Short task: Set down the material below word for word, excluding the pictures.

* begin Data provided *

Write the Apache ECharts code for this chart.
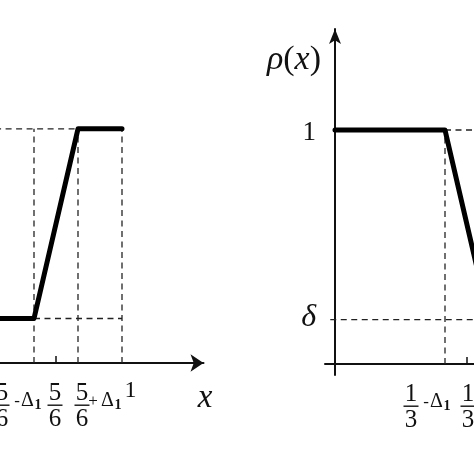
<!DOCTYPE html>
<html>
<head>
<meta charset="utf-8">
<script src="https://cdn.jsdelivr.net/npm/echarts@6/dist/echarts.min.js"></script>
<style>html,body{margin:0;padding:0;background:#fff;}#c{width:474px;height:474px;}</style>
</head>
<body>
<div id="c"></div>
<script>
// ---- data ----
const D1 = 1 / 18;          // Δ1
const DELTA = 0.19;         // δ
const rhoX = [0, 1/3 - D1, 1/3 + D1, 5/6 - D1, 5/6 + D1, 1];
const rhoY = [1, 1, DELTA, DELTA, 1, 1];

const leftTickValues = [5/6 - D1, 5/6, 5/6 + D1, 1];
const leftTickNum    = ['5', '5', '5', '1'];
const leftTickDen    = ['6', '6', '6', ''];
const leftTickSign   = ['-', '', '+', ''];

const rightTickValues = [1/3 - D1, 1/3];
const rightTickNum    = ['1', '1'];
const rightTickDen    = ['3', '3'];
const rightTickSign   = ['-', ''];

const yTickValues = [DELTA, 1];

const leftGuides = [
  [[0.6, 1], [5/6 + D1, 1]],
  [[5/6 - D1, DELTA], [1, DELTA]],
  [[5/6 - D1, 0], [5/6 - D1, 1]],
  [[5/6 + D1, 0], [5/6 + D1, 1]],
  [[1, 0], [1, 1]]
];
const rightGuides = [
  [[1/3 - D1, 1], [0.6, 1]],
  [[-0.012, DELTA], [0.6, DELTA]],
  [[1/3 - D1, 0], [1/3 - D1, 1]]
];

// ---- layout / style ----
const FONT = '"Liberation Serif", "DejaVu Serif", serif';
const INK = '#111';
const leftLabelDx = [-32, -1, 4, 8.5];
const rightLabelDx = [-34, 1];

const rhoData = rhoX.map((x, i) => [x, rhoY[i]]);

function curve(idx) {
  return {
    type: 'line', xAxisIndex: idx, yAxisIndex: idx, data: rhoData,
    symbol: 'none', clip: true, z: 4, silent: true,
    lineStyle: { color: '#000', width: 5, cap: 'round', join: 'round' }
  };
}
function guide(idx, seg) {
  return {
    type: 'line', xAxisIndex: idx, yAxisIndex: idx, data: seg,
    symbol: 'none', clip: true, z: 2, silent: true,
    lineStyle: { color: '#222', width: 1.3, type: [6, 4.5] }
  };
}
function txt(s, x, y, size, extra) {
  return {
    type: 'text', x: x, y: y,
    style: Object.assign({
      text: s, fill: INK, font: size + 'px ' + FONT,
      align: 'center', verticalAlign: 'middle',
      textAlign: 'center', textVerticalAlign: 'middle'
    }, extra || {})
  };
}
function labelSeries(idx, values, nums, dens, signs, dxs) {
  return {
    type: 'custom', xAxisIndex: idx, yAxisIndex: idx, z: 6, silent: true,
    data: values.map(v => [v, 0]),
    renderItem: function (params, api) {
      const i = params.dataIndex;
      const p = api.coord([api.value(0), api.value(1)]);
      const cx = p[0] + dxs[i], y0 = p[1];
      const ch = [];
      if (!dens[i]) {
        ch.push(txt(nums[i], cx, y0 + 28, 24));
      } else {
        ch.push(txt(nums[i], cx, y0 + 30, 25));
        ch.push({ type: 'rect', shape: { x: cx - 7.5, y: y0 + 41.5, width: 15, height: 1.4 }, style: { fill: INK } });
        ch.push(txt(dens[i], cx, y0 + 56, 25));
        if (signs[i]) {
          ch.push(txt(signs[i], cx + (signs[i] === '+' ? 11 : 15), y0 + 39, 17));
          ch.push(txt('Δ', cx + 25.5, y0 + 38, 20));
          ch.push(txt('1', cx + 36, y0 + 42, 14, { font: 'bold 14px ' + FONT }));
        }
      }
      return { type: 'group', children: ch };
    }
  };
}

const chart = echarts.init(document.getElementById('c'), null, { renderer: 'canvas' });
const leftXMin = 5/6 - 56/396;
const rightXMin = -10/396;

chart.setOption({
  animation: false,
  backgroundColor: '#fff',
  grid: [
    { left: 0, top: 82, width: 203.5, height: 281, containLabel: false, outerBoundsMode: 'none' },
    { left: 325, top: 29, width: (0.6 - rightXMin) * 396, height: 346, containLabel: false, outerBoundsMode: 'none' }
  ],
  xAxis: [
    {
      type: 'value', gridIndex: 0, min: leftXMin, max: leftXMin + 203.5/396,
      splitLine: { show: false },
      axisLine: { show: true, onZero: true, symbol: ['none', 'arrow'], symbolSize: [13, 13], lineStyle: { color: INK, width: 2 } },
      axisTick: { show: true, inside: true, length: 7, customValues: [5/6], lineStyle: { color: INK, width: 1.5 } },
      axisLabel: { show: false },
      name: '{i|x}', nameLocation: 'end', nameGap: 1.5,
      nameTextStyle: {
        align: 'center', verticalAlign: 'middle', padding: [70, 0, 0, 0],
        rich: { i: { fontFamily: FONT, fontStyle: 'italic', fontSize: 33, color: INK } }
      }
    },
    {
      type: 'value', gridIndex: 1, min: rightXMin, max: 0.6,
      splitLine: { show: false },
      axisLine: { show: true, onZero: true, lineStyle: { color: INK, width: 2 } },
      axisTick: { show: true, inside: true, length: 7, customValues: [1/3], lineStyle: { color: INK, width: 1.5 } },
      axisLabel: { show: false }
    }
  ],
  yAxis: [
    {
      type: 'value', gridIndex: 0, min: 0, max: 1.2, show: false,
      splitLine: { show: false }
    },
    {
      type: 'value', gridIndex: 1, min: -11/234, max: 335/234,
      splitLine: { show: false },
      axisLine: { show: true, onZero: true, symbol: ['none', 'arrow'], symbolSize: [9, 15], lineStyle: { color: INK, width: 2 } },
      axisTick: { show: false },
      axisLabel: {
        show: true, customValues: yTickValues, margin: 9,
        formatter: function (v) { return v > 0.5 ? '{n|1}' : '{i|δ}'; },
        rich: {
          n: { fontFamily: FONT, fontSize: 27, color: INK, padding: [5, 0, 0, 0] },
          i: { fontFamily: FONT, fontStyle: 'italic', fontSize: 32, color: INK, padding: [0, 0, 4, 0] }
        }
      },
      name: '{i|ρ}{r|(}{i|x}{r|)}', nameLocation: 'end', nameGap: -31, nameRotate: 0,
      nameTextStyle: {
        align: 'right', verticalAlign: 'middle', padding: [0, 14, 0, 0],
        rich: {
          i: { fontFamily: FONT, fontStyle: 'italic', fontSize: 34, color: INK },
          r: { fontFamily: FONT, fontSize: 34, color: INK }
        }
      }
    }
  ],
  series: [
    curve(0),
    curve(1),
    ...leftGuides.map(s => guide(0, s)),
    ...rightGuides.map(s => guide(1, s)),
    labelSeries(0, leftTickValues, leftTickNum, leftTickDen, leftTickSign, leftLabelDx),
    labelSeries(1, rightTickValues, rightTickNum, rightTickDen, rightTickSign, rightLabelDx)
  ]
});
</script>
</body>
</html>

* end Data provided *

Task solution:
Write the Apache ECharts code for this chart.
<!DOCTYPE html>
<html>
<head>
<meta charset="utf-8">
<script src="https://cdn.jsdelivr.net/npm/echarts@6/dist/echarts.min.js"></script>
<style>html,body{margin:0;padding:0;background:#fff;}#c{width:474px;height:474px;}</style>
</head>
<body>
<div id="c"></div>
<script>
// ---- data ----
const D1 = 1 / 18;          // Δ1
const DELTA = 0.19;         // δ
const rhoX = [0, 1/3 - D1, 1/3 + D1, 5/6 - D1, 5/6 + D1, 1];
const rhoY = [1, 1, DELTA, DELTA, 1, 1];

const leftTickValues = [5/6 - D1, 5/6, 5/6 + D1, 1];
const leftTickNum    = ['5', '5', '5', '1'];
const leftTickDen    = ['6', '6', '6', ''];
const leftTickSign   = ['-', '', '+', ''];

const rightTickValues = [1/3 - D1, 1/3];
const rightTickNum    = ['1', '1'];
const rightTickDen    = ['3', '3'];
const rightTickSign   = ['-', ''];

const yTickValues = [DELTA, 1];

const leftGuides = [
  [[0.6, 1], [5/6 + D1, 1]],
  [[5/6 - D1, DELTA], [1, DELTA]],
  [[5/6 - D1, 0], [5/6 - D1, 1]],
  [[5/6 + D1, 0], [5/6 + D1, 1]],
  [[1, 0], [1, 1]]
];
const rightGuides = [
  [[1/3 - D1, 1], [0.6, 1]],
  [[-0.012, DELTA], [0.6, DELTA]],
  [[1/3 - D1, 0], [1/3 - D1, 1]]
];

// ---- layout / style ----
const FONT = '"Liberation Serif", "DejaVu Serif", serif';
const INK = '#111';
const leftLabelDx = [-32, -1, 4, 8.5];
const rightLabelDx = [-34, 1];

const rhoData = rhoX.map((x, i) => [x, rhoY[i]]);

function curve(idx) {
  return {
    type: 'line', xAxisIndex: idx, yAxisIndex: idx, data: rhoData,
    symbol: 'none', clip: true, z: 4, silent: true,
    lineStyle: { color: '#000', width: 5, cap: 'round', join: 'round' }
  };
}
function guide(idx, seg) {
  return {
    type: 'line', xAxisIndex: idx, yAxisIndex: idx, data: seg,
    symbol: 'none', clip: true, z: 2, silent: true,
    lineStyle: { color: '#222', width: 1.3, type: [6, 4.5] }
  };
}
function txt(s, x, y, size, extra) {
  return {
    type: 'text', x: x, y: y,
    style: Object.assign({
      text: s, fill: INK, font: size + 'px ' + FONT,
      align: 'center', verticalAlign: 'middle',
      textAlign: 'center', textVerticalAlign: 'middle'
    }, extra || {})
  };
}
function labelSeries(idx, values, nums, dens, signs, dxs) {
  return {
    type: 'custom', xAxisIndex: idx, yAxisIndex: idx, z: 6, silent: true,
    data: values.map(v => [v, 0]),
    renderItem: function (params, api) {
      const i = params.dataIndex;
      const p = api.coord([api.value(0), api.value(1)]);
      const cx = p[0] + dxs[i], y0 = p[1];
      const ch = [];
      if (!dens[i]) {
        ch.push(txt(nums[i], cx, y0 + 28, 24));
      } else {
        ch.push(txt(nums[i], cx, y0 + 30, 25));
        ch.push({ type: 'rect', shape: { x: cx - 7.5, y: y0 + 41.5, width: 15, height: 1.4 }, style: { fill: INK } });
        ch.push(txt(dens[i], cx, y0 + 56, 25));
        if (signs[i]) {
          ch.push(txt(signs[i], cx + (signs[i] === '+' ? 11 : 15), y0 + 39, 17));
          ch.push(txt('Δ', cx + 25.5, y0 + 38, 20));
          ch.push(txt('1', cx + 36, y0 + 42, 14, { font: 'bold 14px ' + FONT }));
        }
      }
      return { type: 'group', children: ch };
    }
  };
}

const chart = echarts.init(document.getElementById('c'), null, { renderer: 'canvas' });
const leftXMin = 5/6 - 56/396;
const rightXMin = -10/396;

chart.setOption({
  animation: false,
  backgroundColor: '#fff',
  grid: [
    { left: 0, top: 82, width: 203.5, height: 281, containLabel: false, outerBoundsMode: 'none' },
    { left: 325, top: 29, width: (0.6 - rightXMin) * 396, height: 346, containLabel: false, outerBoundsMode: 'none' }
  ],
  xAxis: [
    {
      type: 'value', gridIndex: 0, min: leftXMin, max: leftXMin + 203.5/396,
      splitLine: { show: false },
      axisLine: { show: true, onZero: true, symbol: ['none', 'arrow'], symbolSize: [13, 13], lineStyle: { color: INK, width: 2 } },
      axisTick: { show: true, inside: true, length: 7, customValues: [5/6], lineStyle: { color: INK, width: 1.5 } },
      axisLabel: { show: false },
      name: '{i|x}', nameLocation: 'end', nameGap: 1.5,
      nameTextStyle: {
        align: 'center', verticalAlign: 'middle', padding: [70, 0, 0, 0],
        rich: { i: { fontFamily: FONT, fontStyle: 'italic', fontSize: 33, color: INK } }
      }
    },
    {
      type: 'value', gridIndex: 1, min: rightXMin, max: 0.6,
      splitLine: { show: false },
      axisLine: { show: true, onZero: true, lineStyle: { color: INK, width: 2 } },
      axisTick: { show: true, inside: true, length: 7, customValues: [1/3], lineStyle: { color: INK, width: 1.5 } },
      axisLabel: { show: false }
    }
  ],
  yAxis: [
    {
      type: 'value', gridIndex: 0, min: 0, max: 1.2, show: false,
      splitLine: { show: false }
    },
    {
      type: 'value', gridIndex: 1, min: -11/234, max: 335/234,
      splitLine: { show: false },
      axisLine: { show: true, onZero: true, symbol: ['none', 'arrow'], symbolSize: [9, 15], lineStyle: { color: INK, width: 2 } },
      axisTick: { show: false },
      axisLabel: {
        show: true, customValues: yTickValues, margin: 9,
        formatter: function (v) { return v > 0.5 ? '{n|1}' : '{i|δ}'; },
        rich: {
          n: { fontFamily: FONT, fontSize: 27, color: INK, padding: [5, 0, 0, 0] },
          i: { fontFamily: FONT, fontStyle: 'italic', fontSize: 32, color: INK, padding: [0, 0, 4, 0] }
        }
      },
      name: '{i|ρ}{r|(}{i|x}{r|)}', nameLocation: 'end', nameGap: -31, nameRotate: 0,
      nameTextStyle: {
        align: 'right', verticalAlign: 'middle', padding: [0, 14, 0, 0],
        rich: {
          i: { fontFamily: FONT, fontStyle: 'italic', fontSize: 34, color: INK },
          r: { fontFamily: FONT, fontSize: 34, color: INK }
        }
      }
    }
  ],
  series: [
    curve(0),
    curve(1),
    ...leftGuides.map(s => guide(0, s)),
    ...rightGuides.map(s => guide(1, s)),
    labelSeries(0, leftTickValues, leftTickNum, leftTickDen, leftTickSign, leftLabelDx),
    labelSeries(1, rightTickValues, rightTickNum, rightTickDen, rightTickSign, rightLabelDx)
  ]
});
</script>
</body>
</html>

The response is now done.